RAZAVI v. C.I.R

United States Court of Appeals, Sixth Circuit (1996)

Facts

Issue

Holding — Edmunds, J.

Rule

Reasoning

Deep Dive: How the Court Reached Its Decision

Standard of Review

The court addressed the appropriate standard of review for the tax court's decision. The Commissioner argued that the determination of "fair rental value" was a factual question, warranting a clearly erroneous standard of review. Conversely, the Razavis contended that the issue was a mixed question of law and fact, which should be reviewed de novo. The court concluded that while the actual rental amounts received were questions of fact, the determination of whether those amounts constituted fair rental value involved legal principles. Thus, the court adopted a de novo standard of review for the mixed questions of law and fact, allowing it to evaluate the tax court's conclusions without deference.

Fair Rental Value Analysis

The court examined the tax court's determination of fair rental value in light of the Razavis’ lease agreement with SSP. The court noted that the lease was a bona fide agreement, providing the Razavis with a guaranteed annual payment of $21,000. It highlighted that this amount was consistent with fair rental income in the region, which ranged from $19,919 to $24,976 according to expert testimony presented by the Razavis. The court emphasized that the fixed annual payment under the lease meant that the Razavis bore no risk regarding occupancy rates, as they were guaranteed income regardless of whether the unit was rented to third parties. In contrast, previous cases cited by the tax court involved arrangements where taxpayers shared risks associated with occupancy, which did not apply in this situation.

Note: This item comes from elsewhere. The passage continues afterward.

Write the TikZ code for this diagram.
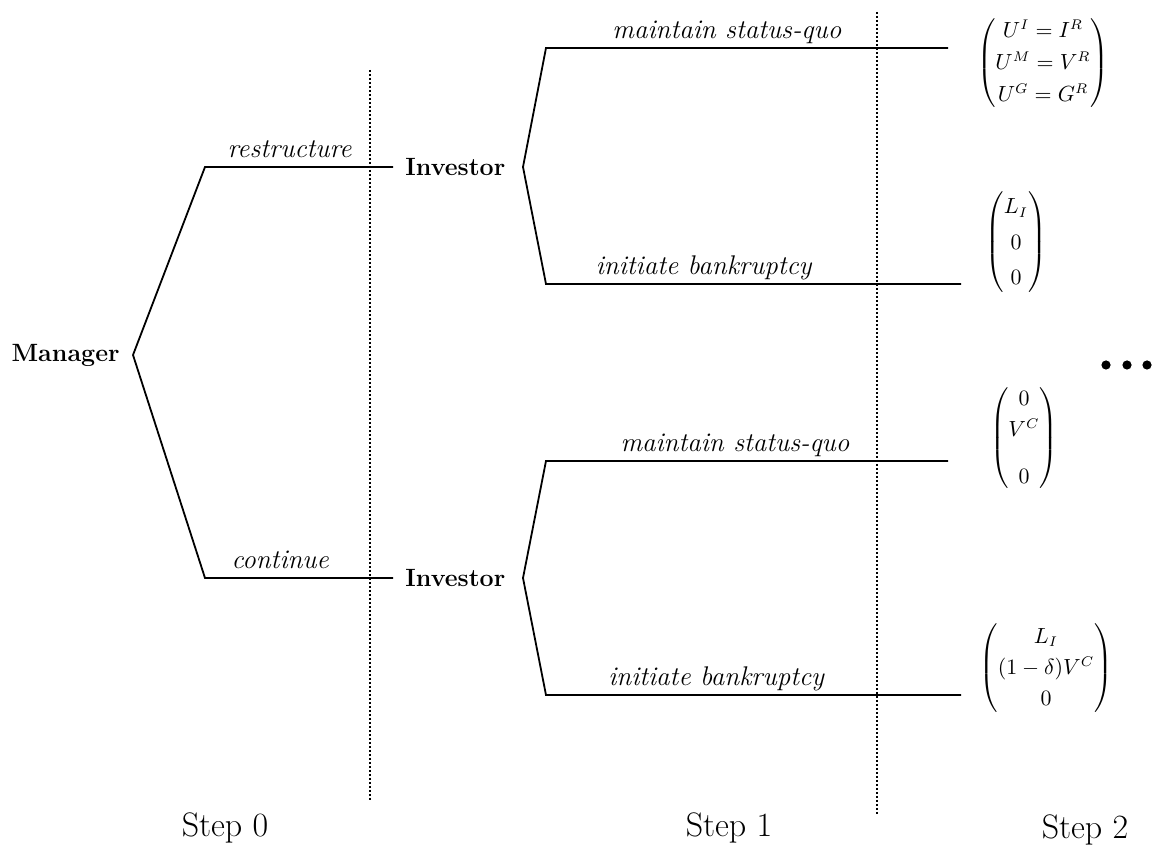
\documentclass[tikz,border=0pt]{standalone}
\usepackage{amsmath,amssymb}
\usepackage{tikz}
\usetikzlibrary{positioning,calc}

\begin{document}
\begin{tikzpicture}[
  x=0.5pt, y=-0.5pt,
  every node/.style={inner sep=1pt},
  player/.style   ={font=\fontsize{12.5}{15}\selectfont\bfseries},
  move/.style     ={font=\fontsize{13.5}{16}\selectfont\itshape,
                    anchor=base, yshift=4.5pt},
  branch/.style   ={draw=black, line width=0.9pt},
  stage/.style    ={draw=black, line width=1.2pt,
                    dash pattern=on 1.1pt off 0.9pt},
  payoff/.style   ={font=\fontsize{10.5}{13}\selectfont},
  steplabel/.style={font=\fontsize{17}{20}\selectfont}]

\useasboundingbox (0,0) rectangle (1153,849);

% ==========================  step 0  ================================
\node[player, anchor=east, inner xsep=6.5pt] (mgr) at (133,355) {Manager};
\coordinate (rs) at (205,167);
\coordinate (ct) at (205,578);
\node[player, anchor=west, inner xsep=6pt] (inv1) at (393,167) {Investor};
\node[player, anchor=west, inner xsep=6pt] (inv2) at (393,578) {Investor};

\draw[branch] (mgr.east) -- (rs)
  -- node[move, pos=0.45] {restructure} (inv1.west);
\draw[branch] (mgr.east) -- (ct)
  -- node[move, pos=0.40] {continue} (inv2.west);

% ==========================  step 1  ================================
\coordinate (v1) at (523,167);
\coordinate (v2) at (523,578);
\coordinate (sq1) at (546,48);   \coordinate (e1) at (948,48);
\coordinate (bk1) at (546,284);  \coordinate (e2) at (961,284);
\coordinate (sq2) at (546,461);  \coordinate (e3) at (948,461);
\coordinate (bk2) at (546,695);  \coordinate (e4) at (961,695);

\draw[branch] (v1) -- (sq1)
  -- node[move, pos=0.45] {maintain status-quo} (e1);
\draw[branch] (v1) -- (bk1)
  -- node[move, pos=0.38] {initiate bankruptcy} (e2);
\draw[branch] (v2) -- (sq2)
  -- node[move, pos=0.47] {maintain status-quo} (e3);
\draw[branch] (v2) -- (bk2)
  -- node[move, pos=0.41] {initiate bankruptcy} (e4);

% ==========================  payoffs  ===============================
\node[payoff] (pay1) at (1043,63)
  {$\renewcommand\arraystretch{1.22}\begin{pmatrix} U^{I} = I^{R}\\ U^{M} = V^{R}\\ U^{G} = G^{R}\end{pmatrix}$};
\node[payoff] (pay2) at (1016,242)
  {$\renewcommand\arraystretch{1.35}\begin{pmatrix} L_I\\ 0\\ 0\end{pmatrix}$};
\node[payoff] (pay3) at (1024,438)
  {$\renewcommand\arraystretch{1.2}\begin{pmatrix} 0\\ V^{C}\\[8pt] 0\end{pmatrix}$};
\node[payoff] (pay4) at (1046,668)
  {$\renewcommand\arraystretch{1.2}\begin{pmatrix} L_I\\ (1-\delta)V^{C}\\ 0\end{pmatrix}$};

\foreach \x in {1106,1127,1147}{\fill[black] (\x,365) circle[radius=2.3pt];}

% =======================  stage separators  =========================
\coordinate (s0t) at (370,70);  \coordinate (s0b) at (370,800);
\coordinate (s1t) at (877,12);  \coordinate (s1b) at (877,815);
\draw[stage] (s0t) -- (s0b);
\draw[stage] (s1t) -- (s1b);

\node[steplabel] (st0) at (225,828) {Step 0};
\node[steplabel] (st1) at (729,828) {Step 1};
\node[steplabel] (st2) at (1085,830) {Step 2};

\end{tikzpicture}
\end{document}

Distinction from Previous Cases

The court distinguished the current case from prior cases, specifically Fine v. United States and Byers v. Commissioner, which the tax court had relied upon. In those cases, the taxpayers participated in pooling agreements that involved variable payments based on actual rentals, thus retaining some risk of loss. The Razavis, however, had entered into a guaranteed lease with SSP, which meant they were entitled to fixed payments irrespective of occupancy. This arrangement eliminated the relevance of occupancy rates to the fair rental analysis since the Razavis were insulated from market fluctuations. The court noted that the fixed annual rent was determined based on SSP's assessment of the expected income from the specific unit, making the payment received by the Razavis a reasonable reflection of fair rental value.

Conclusion on Deductions

In its conclusion, the court found that the tax court had erred in limiting the Razavis' deductions based on its characterization of the condominium as a residence under I.R.C. Section 280A. The court held that the guaranteed rental income of $21,000 was indeed a fair rental for the property, as it aligned with market values for comparable units. It asserted that the Razavis were entitled to claim deductions based on their actual income received from the lease, independent of their personal use of the unit. The court ultimately reversed the judgment of the tax court, stating that the limitations imposed on the Razavis' deductions were inappropriate given the circumstances and the lease agreement in place. This reversal allowed the Razavis to fully benefit from the deductions associated with their rental property.